On appeal, defendants claim that the trial court erred by granting summary judgment to plaintiff and by granting plaintiffs motion for directed verdict on their affirmative defense. We reject without written discussion their assignment of error directed at the trial court’s grant of a directed verdict, and we also reject without written discussion a separate assignment of error that challenges the competency of an affidavit introduced by plaintiff to support summary judgment.
As for defendants’ assertion that summary judgment was improper because there were genuine issues of material fact as to “unresolved issues of transfer and ownership” of the promissory note and deed of trust, their assertion is foreclosed by two of our recent decisions. In Deutsche Bank Trust Co. Americas v. Walmsley, 277 Or App 690, 696, 374 P3d 937 (2016), we held that the plaintiff
“proved that it was the ‘holder’ of the note, and therefore entitled to enforce it in the event of a default, by establishing that it possessed the note at the time of the foreclosure action and that the note was indorsed to plaintiff. That is all plaintiff was required to prove with respect to its right to enforce the note, and defendant presented no evidence from which a reasonable juror could conclude otherwise.”
Likewise, in Nationstar Mortgage, LLC v. Peper, 278 Or App 594, 596, 377 P3d 678 (2016), we held that, under the Uniform Commercial Code, “the current holder of a promissory note,
“presented evidence that it was in possession of the note, that defendant was in default, and that plaintiff was entitled to foreclose under those circumstances [and] defendant failed to introduce evidence that would have raised any genuine issues of material fact with respect to plaintiffs right to foreclose [.] ”
Id. at 598. Similarly here, the summary judgment record contained undisputed evidence that, at the time of the foreclosure action, plaintiff was in possession of the promissory note indorsed in blank and defendants were in default of their obligations under the promissory note and deed of trust. Accordingly, plaintiff established the requisites for judicial foreclosure of a trust deed and defendants failed to introduce evidence that raised any genuine issue of material fact with respect to plaintiffs right to foreclose. Thus, we affirm the judgment of foreclosure.

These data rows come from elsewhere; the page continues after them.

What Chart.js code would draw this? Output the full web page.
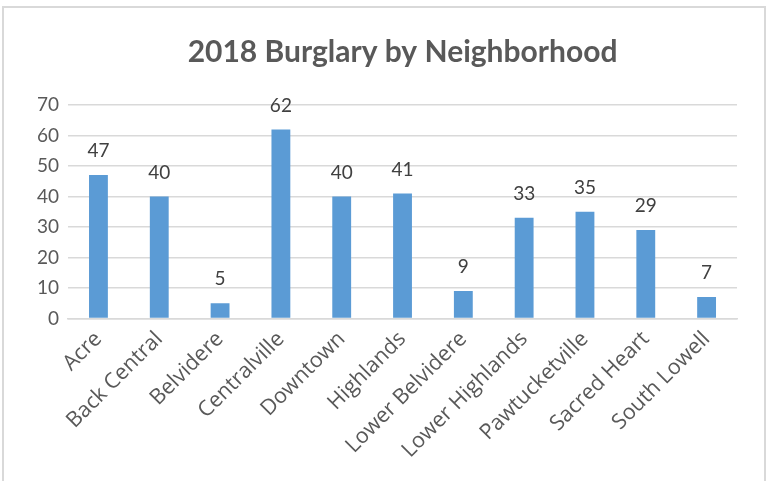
<!DOCTYPE html>
<html>
<head>
<meta charset="utf-8">
<script src="https://cdn.jsdelivr.net/npm/chart.js@4.4.1/dist/chart.umd.min.js"></script>
<style>
  html, body { margin: 0; padding: 0; background: #fff; }
  #frame { position: absolute; left: 2px; top: 6px; width: 760px; height: 480px; border: 2px solid #d9d9d9; }
  #wrap { position: absolute; left: 0; top: 0; width: 766px; height: 481px; }
</style>
</head>
<body>
<div id="frame"></div>
<div id="wrap"><canvas id="chart"></canvas></div>
<script>
const neighborhoods = ['Acre', 'Back Central', 'Belvidere', 'Centralville', 'Downtown', 'Highlands',
  'Lower Belvidere', 'Lower Highlands', 'Pawtucketville', 'Sacred Heart', 'South Lowell']
const burglaries = [47, 40, 5, 62, 40, 41, 9, 33, 35, 29, 7]
const yTicks = [0, 10, 20, 30, 40, 50, 60, 70]

const FONT = 'Lato, "Open Sans", sans-serif'
const TEXT = '#595959'

// draws the value above each bar
const valueLabels = {
  id: 'valueLabels',
  afterDatasetsDraw(chart) {
    const ctx = chart.ctx
    const meta = chart.getDatasetMeta(0)
    ctx.save()
    ctx.font = '19px ' + FONT
    ctx.fillStyle = '#404040'
    ctx.textAlign = 'center'
    ctx.textBaseline = 'middle'
    meta.data.forEach((bar, i) => {
      ctx.fillText(String(burglaries[i]), bar.x, bar.y - 24)
    })
    ctx.restore()
  }
}

new Chart(document.getElementById('chart'), {
  type: 'bar',
  data: {
    labels: neighborhoods,
    datasets: [{
      data: burglaries,
      backgroundColor: '#5B9BD5',
      barPercentage: 0.31,
      categoryPercentage: 1
    }]
  },
  options: {
    responsive: true,
    maintainAspectRatio: false,
    animation: false,
    layout: { padding: { left: 28, right: 29, top: 34, bottom: 10 } },
    plugins: {
      legend: { display: false },
      tooltip: { enabled: false },
      title: {
        display: true,
        fullSize: false,
        text: '2018 Burglary by Neighborhood',
        color: TEXT,
        font: { family: FONT, size: 30, weight: 'bold' },
        padding: { top: 0, bottom: 35 }
      }
    },
    scales: {
      x: {
        grid: { display: false, drawTicks: false },
        border: { color: '#d9d9d9', width: 1.5 },
        ticks: {
          color: TEXT,
          font: { family: '"Open Sans", sans-serif', size: 21.5 },
          minRotation: 45,
          maxRotation: 45,
          padding: 8,
          autoSkip: false
        }
      },
      y: {
        min: 0,
        max: 70,
        afterBuildTicks(axis) { axis.ticks = yTicks.map(v => ({ value: v })) },
        grid: { color: '#d9d9d9', lineWidth: 1.5, drawTicks: false },
        border: { display: false },
        ticks: {
          color: TEXT,
          font: { family: FONT, size: 19 },
          padding: 9
        }
      }
    }
  },
  plugins: [valueLabels]
})
</script>
</body>
</html>
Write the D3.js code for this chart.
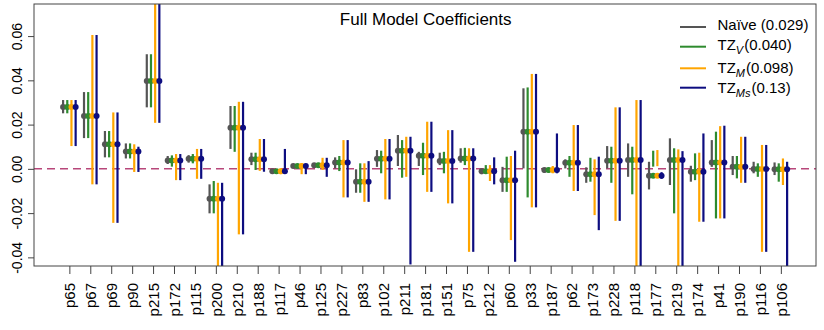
<!DOCTYPE html>
<html>
<head>
<meta charset="utf-8">
<script src="https://cdn.jsdelivr.net/npm/d3@7"></script>
<style>
  body { margin: 0; background: #fff; }
  svg { display: block; font-family: "Liberation Sans", Arial, sans-serif; }
</style>
</head>
<body>
<svg id="chart" width="824" height="330"></svg>
<script>
// ---- data ----
const categories = ["p65","p67","p69","p90","p215","p172","p115","p200","p210","p188","p117","p46",
  "p125","p227","p83","p102","p211","p181","p151","p75","p212","p60","p33","p187","p62","p173",
  "p228","p118","p177","p219","p174","p41","p190","p116","p106"];

// point estimate (same for all four fits)
const coef = [0.0279,0.0239,0.0111,0.0079,0.0397,0.0038,0.0046,-0.0135,0.0186,0.0043,-0.0011,0.0013,
  0.0016,0.0029,-0.0058,0.0046,0.0082,0.0059,0.0035,0.0047,-0.0011,-0.0051,0.0168,-0.0005,0.0028,-0.0024,
  0.0037,0.0040,-0.0031,0.0040,-0.0013,0.0029,0.0009,-0.0001,-0.0002];

const naiveLo = [0.0251,0.0139,0.0052,0.0047,0.0278,0.0022,0.0028,-0.0201,0.0090,0.0017,-0.0020,0.0004,
  0.0005,0.0002,-0.0108,0.0009,0.0013,0.0013,0.0017,0.0028,-0.0024,-0.0104,0.0002,-0.0018,0.0002,-0.0063,
  0.0002,-0.0036,-0.0093,-0.0073,-0.0058,0.0009,-0.0028,-0.0020,-0.0028];
const naiveHi = [0.0311,0.0347,0.0171,0.0115,0.0518,0.0058,0.0062,-0.0070,0.0284,0.0073,-0.0002,0.0022,
  0.0025,0.0052,-0.0002,0.0085,0.0153,0.0077,0.0073,0.0093,0.0002,0.0009,0.0364,0.0002,0.0043,0.0007,
  0.0103,0.0115,0.0032,0.0138,0.0014,0.0130,0.0058,0.0032,0.0029];

const tzVLo = [0.0251,0.0139,0.0052,0.0047,0.0278,0.0010,0.0025,-0.0201,0.0077,-0.0005,-0.0020,0.0003,
  0.0004,-0.0010,-0.0108,-0.0020,-0.0040,-0.0028,-0.0020,0.0017,-0.0020,-0.0104,-0.0129,-0.0018,-0.0036,-0.0058,
  -0.0063,-0.0115,0.0010,-0.0201,-0.0051,-0.0224,-0.0043,-0.0036,-0.0058];
const tzVHi = [0.0311,0.0347,0.0171,0.0115,0.0518,0.0061,0.0067,-0.0055,0.0284,0.0073,-0.0002,0.0022,
  0.0027,0.0058,0.0025,0.0082,0.0130,0.0118,0.0077,0.0095,0.0017,0.0055,0.0368,0.0005,0.0058,0.0050,
  0.0100,0.0100,0.0082,0.0093,0.0070,0.0168,0.0058,0.0025,0.0025];

const tzMLo = [0.0103,-0.0070,-0.0244,-0.0014,0.0208,-0.0051,-0.0045,-0.0600,-0.0296,-0.0009,-0.0024,-0.0024,
  -0.0005,-0.0129,-0.0149,-0.0138,-0.0036,-0.0104,-0.0156,-0.0375,-0.0055,-0.0322,-0.0174,-0.0020,-0.0100,-0.0209,
  -0.0235,-0.0550,0.0012,-0.0600,-0.0239,-0.0224,-0.0063,-0.0375,-0.0073];
const tzMHi = [0.0311,0.0605,0.0255,0.0111,0.0850,0.0067,0.0090,-0.0063,0.0303,0.0135,0.0002,0.0025,
  0.0050,0.0130,0.0025,0.0135,0.0145,0.0213,0.0175,0.0093,0.0017,0.0058,0.0429,0.0013,0.0198,0.0043,
  0.0278,0.0311,0.0085,0.0088,0.0073,0.0193,0.0145,0.0108,0.0047];

const tzMsLo = [0.0103,-0.0070,-0.0244,-0.0014,0.0208,-0.0051,-0.0045,-0.0600,-0.0296,-0.0013,-0.0020,-0.0024,
  -0.0036,-0.0129,-0.0149,-0.0138,-0.0432,-0.0104,-0.0156,-0.0375,-0.0070,-0.0420,-0.0174,-0.0020,-0.0100,-0.0277,
  -0.0235,-0.0550,-0.0045,-0.0600,-0.0239,-0.0224,-0.0063,-0.0375,-0.0500];
const tzMsHi = [0.0311,0.0605,0.0255,0.0100,0.0850,0.0067,0.0090,-0.0063,0.0303,0.0135,0.0090,0.0022,
  0.0050,0.0130,0.0035,0.0135,0.0145,0.0213,0.0175,0.0093,0.0052,0.0082,0.0429,0.0160,0.0198,0.0055,
  0.0278,0.0311,-0.0015,0.0080,0.0160,0.0195,0.0145,0.0108,0.0032];

const yTicks = [-0.04, -0.02, 0.00, 0.02, 0.04, 0.06];

const series = [
  { name: "Naïve", sub: null, stat: "(0.029)", color: "#555555", lo: naiveLo, hi: naiveHi, off: -0.3 },
  { name: "TZ", sub: "V", stat: "(0.040)", color: "#2e8b2e", lo: tzVLo, hi: tzVHi, off: -0.1 },
  { name: "TZ", sub: "M", stat: "(0.098)", color: "#ffa500", lo: tzMLo, hi: tzMHi, off: 0.1 },
  { name: "TZ", sub: "Ms", stat: "(0.13)", color: "#0d0d80", lo: tzMsLo, hi: tzMsHi, off: 0.3 }
];

// ---- layout ----
const box = { left: 34, right: 816, top: 4, bottom: 266 };
const svg = d3.select("#chart");

const x = d3.scaleLinear().domain([-1.69, 35.68]).range([box.left, box.right]);
const y = d3.scaleLinear().domain([-0.0439, 0.0745]).range([box.bottom, box.top]);

svg.append("defs").append("clipPath").attr("id", "plotclip")
  .append("rect")
  .attr("x", box.left).attr("y", box.top)
  .attr("width", box.right - box.left).attr("height", box.bottom - box.top);

const plot = svg.append("g").attr("clip-path", "url(#plotclip)");

// zero reference line
plot.append("line")
  .attr("x1", box.left).attr("x2", box.right)
  .attr("y1", y(0)).attr("y2", y(0))
  .attr("stroke", "#b8477a").attr("stroke-width", 1.5)
  .attr("stroke-dasharray", "8,5");

// interval bars
series.forEach(s => {
  plot.append("g").selectAll("line")
    .data(categories.map((c, i) => i))
    .join("line")
    .attr("x1", i => x(i + s.off)).attr("x2", i => x(i + s.off))
    .attr("y1", i => y(s.lo[i])).attr("y2", i => y(s.hi[i]))
    .attr("stroke", s.color).attr("stroke-width", 2.2);
});

// point estimates
series.forEach(s => {
  plot.append("g").selectAll("circle")
    .data(categories.map((c, i) => i))
    .join("circle")
    .attr("cx", i => x(i + s.off)).attr("cy", i => y(coef[i]))
    .attr("r", 3)
    .attr("fill", s.color);
});

// ---- axes ----
const xAxis = svg.append("g")
  .attr("transform", `translate(0,${box.bottom})`)
  .call(d3.axisBottom(x)
    .tickValues(d3.range(categories.length))
    .tickFormat(i => categories[i])
    .tickSize(8)
    .tickSizeOuter(0));
xAxis.select(".domain").remove();
xAxis.selectAll("line").attr("stroke", "#444");
xAxis.selectAll("text")
  .attr("transform", "rotate(-90)")
  .attr("x", -17).attr("y", 0).attr("dy", "0.36em")
  .attr("text-anchor", "end")
  .attr("font-size", 15).attr("font-family", "Liberation Sans, Arial, sans-serif")
  .attr("fill", "#000");

const yAxis = svg.append("g")
  .attr("transform", `translate(${box.left},0)`)
  .call(d3.axisLeft(y)
    .tickValues(yTicks)
    .tickFormat(d => d.toFixed(2))
    .tickSize(6)
    .tickSizeOuter(0));
yAxis.select(".domain").remove();
yAxis.selectAll("line").attr("stroke", "#444");
yAxis.selectAll("text")
  .attr("transform", "rotate(-90)")
  .attr("x", 0).attr("y", -12.5).attr("dy", 0)
  .attr("text-anchor", "middle")
  .attr("font-size", 14).attr("font-family", "Liberation Sans, Arial, sans-serif")
  .attr("fill", "#000");

// frame
svg.append("rect")
  .attr("x", box.left).attr("y", box.top)
  .attr("width", box.right - box.left).attr("height", box.bottom - box.top)
  .attr("fill", "none").attr("stroke", "#444").attr("stroke-width", 1);

// title
svg.append("text")
  .attr("x", 425.7).attr("y", 25)
  .attr("text-anchor", "middle")
  .attr("font-size", 17)
  .text("Full Model Coefficients");

// ---- legend ----
const legendRows = [
  { lineY: 27, textY: 30 },
  { lineY: 46.7, textY: 50 },
  { lineY: 68.3, textY: 72.7 },
  { lineY: 87.7, textY: 93.3 }
];
const legend = svg.append("g");
series.forEach((s, k) => {
  const row = legendRows[k];
  legend.append("line")
    .attr("x1", 680).attr("x2", 706)
    .attr("y1", row.lineY).attr("y2", row.lineY)
    .attr("stroke", s.color).attr("stroke-width", 2);
  const t = legend.append("text")
    .attr("x", 717.5).attr("y", row.textY)
    .attr("font-size", 15);
  if (s.sub) {
    t.append("tspan").text(s.name);
    t.append("tspan").attr("dy", 4).attr("font-size", 11).attr("font-style", "italic").text(s.sub);
    t.append("tspan").attr("dy", -4).attr("dx", 1).text(s.stat);
  } else {
    t.text(s.name + " " + s.stat);
  }
});
</script>
</body>
</html>
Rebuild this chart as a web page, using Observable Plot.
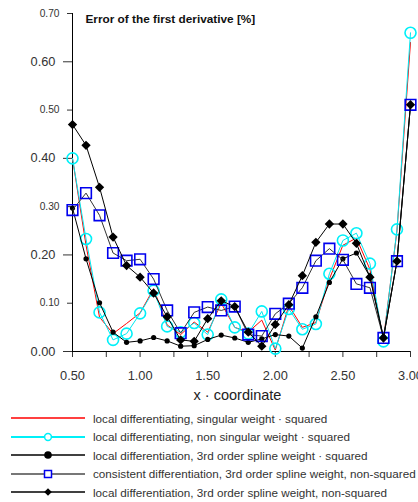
<!DOCTYPE html>
<html><head><meta charset="utf-8">
<script src="https://cdn.jsdelivr.net/npm/d3@7"></script>
<script src="https://cdn.jsdelivr.net/npm/@observablehq/plot@0.6"></script>
<style>
body{margin:0;background:#fff;font-family:"Liberation Sans",Arial,sans-serif;}
#legend{padding-top:5px;}
.row{display:flex;align-items:center;height:18.5px;font-size:11.7px;color:#333;white-space:nowrap;}
.row svg{flex:none;}
</style></head><body>
<div id="chart"></div>
<div id="legend"></div>
<script>
// x positions
const xValues = [0.5,0.6,0.7,0.8,0.9,1.0,1.1,1.2,1.3,1.4,1.5,1.6,1.7,1.8,1.9,2.0,2.1,2.2,2.3,2.4,2.5,2.6,2.7,2.8,2.9,3.0];
// series
const singularSquared = [0.400,0.220,0.071,0.037,0.058,0.080,0.130,0.055,0.035,0.061,0.040,0.100,0.050,0.040,0.065,0.003,0.095,0.050,0.060,0.150,0.220,0.235,0.170,0.025,0.250,0.640];
const nonSingularSquared = [0.400,0.233,0.081,0.024,0.037,0.079,0.126,0.052,0.040,0.059,0.035,0.108,0.050,0.037,0.083,0.006,0.088,0.046,0.057,0.161,0.230,0.245,0.182,0.021,0.253,0.660];
const splineSquared = [0.297,0.192,0.101,0.040,0.019,0.022,0.029,0.022,0.011,0.012,0.025,0.034,0.028,0.019,0.026,0.035,0.032,0.007,0.072,0.143,0.192,0.204,0.155,0.030,0.187,0.511];
const consistentNonSquared = [0.293,0.328,0.282,0.204,0.188,0.191,0.150,0.085,0.038,0.081,0.092,0.085,0.093,0.035,0.032,0.078,0.099,0.132,0.188,0.213,0.190,0.140,0.132,0.028,0.187,0.511];
const splineNonSquared = [0.470,0.427,0.340,0.237,0.178,0.154,0.121,0.072,0.024,0.021,0.068,0.105,0.093,0.040,0.011,0.056,0.097,0.157,0.226,0.264,0.264,0.224,0.154,0.028,0.187,0.511];
// ticks & labels
const yMajorTicks = [0.0,0.2,0.4,0.6];
const yMinorTicks = [0.1,0.3,0.5,0.7];
const xTicks = [0.5,0.75,1.0,1.25,1.5,1.75,2.0,2.25,2.5,2.75,3.0];
const xLabeledTicks = [0.5,1.0,1.5,2.0,2.5,3.0];
const titleText = "Error of the first derivative [%]";
const xLabel = "x · coordinate";
const legendLabels = [
  "local differentiating, singular weight · squared",
  "local differentiating, non singular weight · squared",
  "local differentiation, 3rd order spline weight · squared",
  "consistent differentiation, 3rd order spline weight, non-squared",
  "local differentiation, 3rd order spline weight, non-squared"
];

const pts = arr => xValues.map((x,i)=>({x, y:arr[i]}));
const fmt = d3.format(".2f");

const chart = Plot.plot({
  width:418, height:404,
  marginLeft:72, marginRight:8, marginTop:13, marginBottom:53,
  x:{domain:[0.5,3.0]},
  y:{domain:[0,0.7]},
  style:{fontFamily:"'Liberation Sans', Arial, sans-serif", color:"#333", background:"white"},
  marks:[
    Plot.axisY(yMajorTicks, {tickSize:9, tickPadding:8, fontSize:12.8, tickFormat:fmt, label:null}),
    Plot.axisY(yMinorTicks, {tickSize:5, tickPadding:8, fontSize:10.2, tickFormat:fmt, label:null}),
    Plot.axisX(xTicks, {tickSize:6, tickPadding:13, fontSize:12.8, label:null,
      tickFormat:d => xLabeledTicks.some(v => Math.abs(v-d)<1e-9) ? fmt(d) : ""}),
    Plot.ruleX([0.5], {y1:0, y2:0.7, stroke:"#000"}),
    Plot.ruleY([0], {x1:0.5, x2:3.0, stroke:"#000"}),
    Plot.line(pts(singularSquared), {x:"x", y:"y", stroke:"#ff0000", strokeWidth:1}),
    Plot.line(pts(nonSingularSquared), {x:"x", y:"y", stroke:"#00e8f0", strokeWidth:1}),
    Plot.dot(pts(nonSingularSquared), {x:"x", y:"y", r:5.5, stroke:"#00f0f8", strokeWidth:1.6, fill:"none"}),
    Plot.line(pts(splineSquared), {x:"x", y:"y", stroke:"#000", strokeWidth:1}),
    Plot.dot(pts(splineSquared), {x:"x", y:"y", r:2.6, fill:"#000", stroke:"none"}),
    Plot.line(pts(consistentNonSquared), {x:"x", y:"y", stroke:"#333", strokeWidth:1}),
    Plot.dot(pts(consistentNonSquared), {x:"x", y:"y", symbol:"square", r:6, stroke:"#0000ee", strokeWidth:1.6, fill:"none"}),
    Plot.line(pts(splineNonSquared), {x:"x", y:"y", stroke:"#000", strokeWidth:1}),
    Plot.dot(pts(splineNonSquared), {x:"x", y:"y", symbol:"diamond2", r:4.2, fill:"#000", stroke:"none"}),
    Plot.text([titleText], {frameAnchor:"top-left", lineAnchor:"middle", textAnchor:"start", dx:13, dy:6, fontWeight:"bold", fontSize:11.8, fill:"#111"}),
    Plot.text([xLabel], {frameAnchor:"bottom", lineAnchor:"middle", dx:-4, dy:44, fontSize:14.5, fill:"#222"})
  ]
});
document.getElementById("chart").appendChild(chart);

// legend
const legendStyles = [
  {stroke:"#ff0000", w:1.4, marker:""},
  {stroke:"#00f0f8", w:2, marker:'<circle cx="48" cy="9" r="3.4" fill="#fff" stroke="#00f0f8" stroke-width="1.5"/>'},
  {stroke:"#000", w:1.4, marker:'<circle cx="48" cy="9" r="3.8" fill="#000"/>'},
  {stroke:"#777", w:2, marker:'<rect x="44.5" y="5.5" width="7" height="7" fill="#fff" stroke="#0000ee" stroke-width="1.5"/>'},
  {stroke:"#000", w:1.4, marker:'<path d="M48,5.2L51.8,9L48,12.8L44.2,9Z" fill="#000"/>'}
];
const legend = document.getElementById("legend");
legendLabels.forEach((lab,i)=>{
  const s = legendStyles[i];
  const row = document.createElement("div");
  row.className = "row";
  row.innerHTML = `<svg width="93" height="18"><line x1="11" x2="85" y1="9" y2="9" stroke="${s.stroke}" stroke-width="${s.w}"/>${s.marker}</svg><span></span>`;
  row.querySelector("span").textContent = lab;
  legend.appendChild(row);
});
</script>
</body></html>
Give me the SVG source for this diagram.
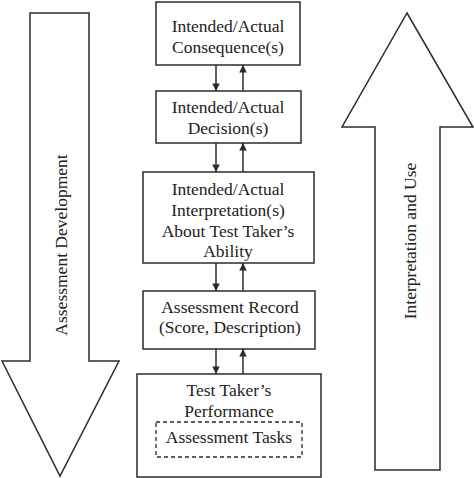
<svg xmlns="http://www.w3.org/2000/svg" width="474" height="478" viewBox="0 0 474 478">
<style>
.b{fill:#fff;stroke:#2b2b2b;stroke-width:1.5}
.t{font-family:"Liberation Serif","Times New Roman","DejaVu Serif",serif;font-size:17.5px;fill:#222;text-anchor:middle}
.c{stroke:#2b2b2b;stroke-width:1.5;fill:none}
</style>
<defs>
<marker id="ah" viewBox="0 0 10 10" refX="10" refY="5" markerWidth="5.5" markerHeight="5" markerUnits="strokeWidth" orient="auto">
<path d="M0,0 L10,5 L0,10 Z" fill="#2b2b2b"/>
</marker>
</defs>
<rect width="474" height="478" fill="#fff"/>
<g id="dev-arrow">
<polygon class="b" points="30,13 89,13 89,361 119,361 60,476 2,361 30,361"/>
<text class="t" transform="translate(67,245) rotate(-90)">Assessment Development</text>
</g>
<g id="use-arrow">
<polygon class="b" points="407,13 473,127 440,127 440,470 375,470 375,127 342,127"/>
<text class="t" transform="translate(416,241) rotate(-90)">Interpretation and Use</text>
</g>
<g id="consequences">
<rect class="b" x="156" y="2" width="144" height="63"/>
<text class="t" x="228" y="32">Intended/Actual</text>
<text class="t" x="228" y="53">Consequence(s)</text>
</g>
<g id="decisions">
<rect class="b" x="156" y="91" width="145" height="52"/>
<text class="t" x="228" y="113">Intended/Actual</text>
<text class="t" x="228" y="134">Decision(s)</text>
</g>
<g id="interpretations">
<rect class="b" x="143" y="172" width="171" height="91"/>
<text class="t" x="228" y="195">Intended/Actual</text>
<text class="t" x="228" y="216">Interpretation(s)</text>
<text class="t" x="228" y="237">About Test Taker’s</text>
<text class="t" x="228" y="257">Ability</text>
</g>
<g id="record">
<rect class="b" x="143" y="291" width="172" height="58"/>
<text class="t" x="230" y="313">Assessment Record</text>
<text class="t" x="230" y="333">(Score, Description)</text>
</g>
<g id="performance">
<rect class="b" x="137" y="374" width="184" height="103"/>
<text class="t" x="229" y="396">Test Taker’s</text>
<text class="t" x="229" y="417">Performance</text>
<rect x="156" y="422" width="146" height="35" fill="none" stroke="#2b2b2b" stroke-width="1.3" stroke-dasharray="4,3"/>
<text class="t" x="229" y="443">Assessment Tasks</text>
</g>
<g id="connectors">
<line class="c" x1="216" y1="65" x2="216" y2="91" marker-end="url(#ah)"/>
<line class="c" x1="243" y1="91" x2="243" y2="65" marker-end="url(#ah)"/>
<line class="c" x1="216" y1="143" x2="216" y2="172" marker-end="url(#ah)"/>
<line class="c" x1="243" y1="172" x2="243" y2="143" marker-end="url(#ah)"/>
<line class="c" x1="216" y1="263" x2="216" y2="291" marker-end="url(#ah)"/>
<line class="c" x1="243" y1="291" x2="243" y2="263" marker-end="url(#ah)"/>
<line class="c" x1="216" y1="349" x2="216" y2="374" marker-end="url(#ah)"/>
<line class="c" x1="243" y1="374" x2="243" y2="349" marker-end="url(#ah)"/>
</g>
</svg>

After oral argument, defendants filed a motion for review and relief of a trial court order that set the amount of the supersedeas undertaking to stay the judgment pending appeal at $2,500 per month. Previously, on de novo review under ORS 19.360, the Appellate Commissioner had vacated a trial court order that set the supersedeas undertaking at $4,500 per month based on the trial court’s conclusion that the gross annual revenue of $55,000 for short-term rental of the property equated to the annual fair market rental value of the property. In his order, the commissioner concluded that there was no evidence in the record regarding the amount that a reasonable person would be willing to pay to rent the property for use as a short-term vacation rental, which is how the property was being used. Accordingly, the commissioner vacated and remanded the order to the trial court with instructions to take additional evidence to determine the “fair market rental value of the property” related to its use as a short-term vacation rental. On remand to the trial court, plaintiff presented a declaration of a real estate broker who attested that as a short-term rental, the property could reasonably be expected to generate between $2,620 and $2,980 in net income per month depending on
Motion for review of order on supersedeas undertaking granted; judgment of foreclosure and order on super-sedeas undertaking affirmed.